A detailed catalogue of the Brailsford papers is available for consultation at the Labour History Archive and Study Centre.

Conditions Governing Use

Photocopies and photographic copies of material in the archive can be supplied for private study purposes only, depending on the condition of the documents. Prior written permission must be obtained from the Archive for publication or reproduction of any material within the Archive. Please contact the Labour History Archive and Study Centre, 103 Princess Street, Manchester, M1 6DD Tel.: +44 (0)161 228 7212.

Appraisal Information

Some items have been destroyed. These are duplicate, some damaged and inconsequential material.

Custodial History

After the death of Brailsford's German-born widow, Eva Maria in 1988, Michael Foot recommended that the Brailsford papers should deposited with the Labour Party. Prior to deposit Professor F. M. Leventhal used them extensively in his biography of Brailsford.

Accruals

Accruals are not expected.

Related Material

There are some letters to H. N. Brailsford in the Labour Party Archive and also correspondence between Brailsford and R Palme Dutt, 1922-45, in the Communist Party of Great Britain Archive. Both of these collections are held at the Labour History Archive and Study Centre.
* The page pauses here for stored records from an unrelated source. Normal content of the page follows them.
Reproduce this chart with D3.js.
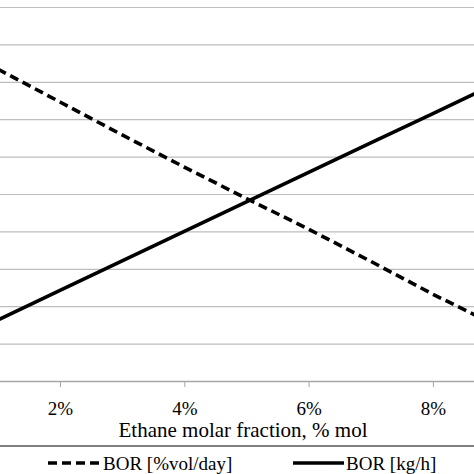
<!DOCTYPE html>
<html lang="en">
<head>
    <meta charset="UTF-8">
    <title>BOR vs ethane</title>
    <script src="https://d3js.org/d3.v7.min.js"></script>
    <style>
        body {
          margin: 0;
          background: #ffffff;
        }
        svg {
          display: block;
        }
        svg text {
          font-family: "Times New Roman", "Liberation Serif", Times, serif;
        }
        .gridlines line {
          stroke: #bdbdbd;
          stroke-width: 1.2;
        }
        .gridlines path {
          display: none;
        }
    </style>
</head>
<body>
<svg id="chart" width="474" height="474"></svg>
<script>
    // ethane molar fraction, %
    const ethane = [1, 2, 3, 4, 5, 6, 7, 8, 9];
    // values (in gridline units, left scale is cropped away)
    const borVolDay = [8.34, 7.46, 6.58, 5.72, 4.88, 4.06, 3.20, 2.32, 1.50];
    const borKgH = [1.63, 2.42, 3.21, 4.00, 4.79, 5.58, 6.37, 7.15, 7.94];
    const xTicks = [2, 4, 6, 8];
    const seriesNames = ["BOR [%vol/day]", "BOR [kg/h]"];

    const serif = "'Times New Roman', 'Liberation Serif', Times, serif";
    const svg = d3.select("svg#chart");

    const xScale = d3.scaleLinear().domain([0, 10]).range([-64.3, 557.2]);
    const yScale = d3.scaleLinear().domain([0, 10]).range([381, 7]);

    // horizontal gridlines
    let gridlines = d3.axisLeft(yScale)
        .tickValues(d3.range(1, 11))
        .tickSize(-(xScale.range()[1] - xScale.range()[0]))
        .tickFormat("");
    svg.append("g")
        .attr("class", "gridlines")
        .attr("transform", "translate(" + xScale.range()[0] + ",0)")
        .call(gridlines);

    // x axis
    let bottomAxis = d3.axisBottom(xScale)
        .tickValues(xTicks)
        .tickSizeInner(6)
        .tickSizeOuter(0)
        .tickPadding(15)
        .tickFormat(d => d + "%");
    let xAxis = svg.append("g")
        .attr("class", "x axis")
        .attr("transform", "translate(0," + yScale(0) + ")")
        .call(bottomAxis)
        .attr("font-family", serif);
    xAxis.select("path").attr("stroke", "#a6a6a6").attr("stroke-width", 1.5);
    xAxis.selectAll("line").attr("stroke", "#a6a6a6");
    xAxis.selectAll("text")
        .style("font-family", serif)
        .attr("font-size", 19)
        .attr("fill", "#000");

    svg.append("text")
        .attr("x", 243)
        .attr("y", 437)
        .attr("text-anchor", "middle")
        .style("font-family", serif)
        .attr("font-size", 21)
        .text("Ethane molar fraction, % mol");

    // border line above the legend
    svg.append("line")
        .attr("x1", 0).attr("x2", 474)
        .attr("y1", 446).attr("y2", 446)
        .attr("stroke", "#7f7f7f")
        .attr("stroke-width", 2);

    const line = d3.line()
        .x((d, i) => xScale(ethane[i]))
        .y(d => yScale(d));

    svg.append("path")
        .datum(borVolDay)
        .attr("d", line)
        .attr("fill", "none")
        .attr("stroke", "#000")
        .attr("stroke-width", 3.6)
        .attr("stroke-dasharray", "9,5");

    svg.append("path")
        .datum(borKgH)
        .attr("d", line)
        .attr("fill", "none")
        .attr("stroke", "#000")
        .attr("stroke-width", 3.6);

    // legend
    let legend = svg.append("g").attr("id", "legend");
    legend.append("line")
        .attr("x1", 48).attr("x2", 101)
        .attr("y1", 463).attr("y2", 463)
        .attr("stroke", "#000")
        .attr("stroke-width", 3.6)
        .attr("stroke-dasharray", "9,5");
    legend.append("text")
        .attr("x", 103).attr("y", 470)
        .style("font-family", serif)
        .attr("font-size", 19)
        .text(seriesNames[0]);
    legend.append("line")
        .attr("x1", 293).attr("x2", 344)
        .attr("y1", 463).attr("y2", 463)
        .attr("stroke", "#000")
        .attr("stroke-width", 3.6);
    legend.append("text")
        .attr("x", 346).attr("y", 470)
        .style("font-family", serif)
        .attr("font-size", 19)
        .text(seriesNames[1]);
</script>
</body>
</html>
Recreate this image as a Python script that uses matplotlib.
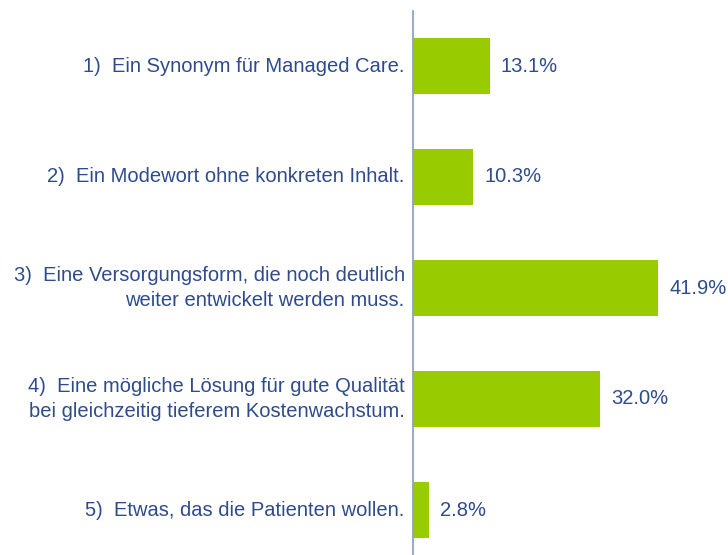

Brailsford letters can be found in a number institutions including correspondence with the ILP, 1908-28 at London University: British Library of Political and Economic Science; correspondence with Sir BH Liddell Hart, 1939-49, at King's College London: Liddell Hart Centre for Military Archives; letters to the Manchester Guardian, 1897-1951, Manchester University: John Rylands Library, Oxford Road; letters to Gilbert Murray, 1892-1956 Oxford University: Bodleian Library, Special Collections and Western Manuscripts and correspondence with Society of Authors, 1947-54 at the British Library, Manuscript Collections.

Bibliography

Leventhal, F. M. The Last Dissenter : H.N. Brailsford and his World, (Oxford : Clarendon, 1985)

Brailsford, Henry Noel, The Levellers and the English Revolution edited and prepared for publication by Christopher Hill. (London : Cresset Press, 1961).